What Is ESG? A Simple Guide for Small Businesses
29 Sep 2026 in Corporate planting
ESG stands for Environmental, Social, and Governance — a simple framework for how a company manages its impact and risks across those three areas. For a small business it is less about glossy reports and more about answering practical questions from customers, tenders, and staff: how your work affects the planet, how you treat the people around you, and how honestly you run the numbers. You do not need a sustainability department to make a start — just a clear head and a willingness to measure before you claim anything.
The three pillars of ESG, in plain English
- Environmental. Your footprint — energy use, business travel, waste, and the CO₂ your operations produce.
- Social. How you treat employees, customers, suppliers, and the wider community around you.
- Governance. How decisions get made: ethics, data protection, fair pay, and honest record-keeping.
- Why the three sit together. Combined, they signal whether a business is resilient and trustworthy, not merely profitable this quarter.
- What it is not. ESG is not a marketing badge; treated that way it quickly becomes a liability rather than an asset.
Why small businesses are suddenly being asked about ESG
Even if you never publish a report, ESG questions arrive through the back door. Larger customers increasingly pass their own supply-chain rules down to smaller suppliers, public and corporate tenders now award points for environmental credentials, and employees and investors want to know what you actually stand for. Almost all of these conversations begin with a single number: your carbon footprint. You can produce a first estimate in minutes with a free CO₂ calculator, which turns a vague expectation into a figure you can put on paper and improve over time.
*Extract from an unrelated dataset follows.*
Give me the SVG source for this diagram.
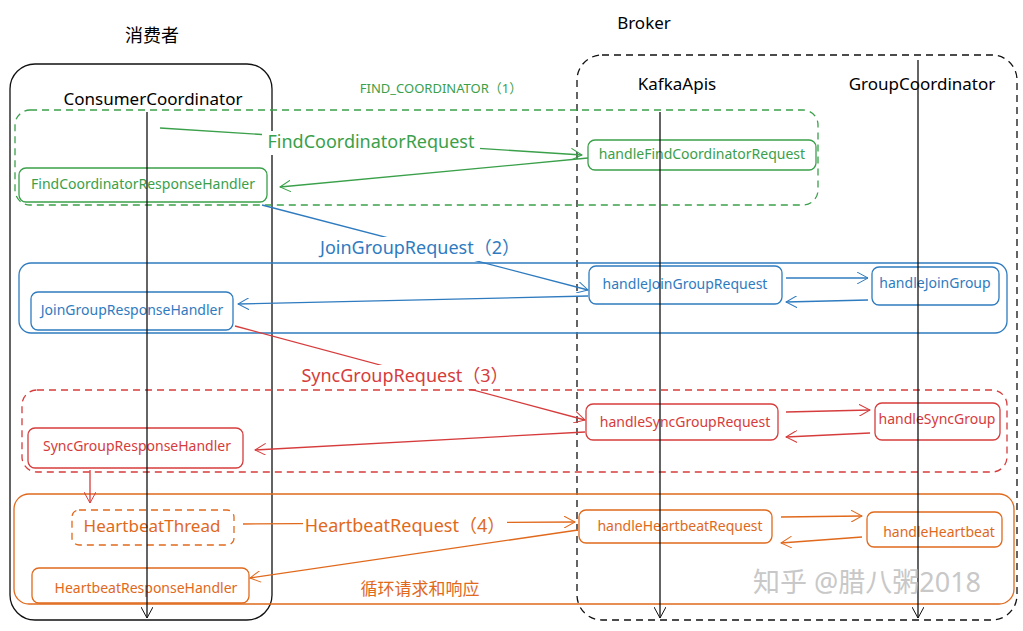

Practical first steps: start with the environmental
The E is the most actionable pillar for a small team, so begin there. Measure your footprint, cut what you genuinely can — switch to greener suppliers, reduce travel, waste less — and then offset only the remainder rather than pretending it is already zero. Offsetting is where transparency matters most: Evertreen lets you fund real tree planting from £1.5 per tree, and for compliance-grade reporting you can request certified Verra and Gold Standard credits. The order is the point — measure, reduce, then offset — because buying credits before you have cut anything is exactly what regulators now single out.
How visible tree planting supports the social side
Environmental action doubles as social proof when it is visible and honest. Every tree Evertreen plants is geolocated and photographed, so you can show customers exactly where their impact sits instead of asking them to trust a logo — useful both for credible reporting and for engaging your own community. Some businesses turn this into branded corporate gifting, planting a tree for each client win or employee milestone. One caution worth repeating: never let planting become a substitute for reduction. Claiming to be “carbon neutral” while your emissions keep climbing is greenwashing, and it does more reputational damage than staying quiet. Keep the story modest, specific, and backed by numbers you can defend.
Frequently asked questions
Does a small business really need to worry about ESG? If you sell to larger companies, bid for tenders, or want to attract good staff and investors, yes — you will be asked. Starting small with a measured carbon footprint is usually enough to stay in the conversation.
Where should a small business start with ESG? Start with the environmental pillar because it is the most measurable. Calculate your CO₂ footprint, reduce what you can, and offset the rest transparently before worrying about the social and governance pillars.
Is planting trees enough to make my business sustainable? No. Tree planting offsets emissions you cannot yet avoid, but it should follow real reduction. Used honestly alongside cuts to energy and travel, it is a credible part of the plan — not a replacement for it.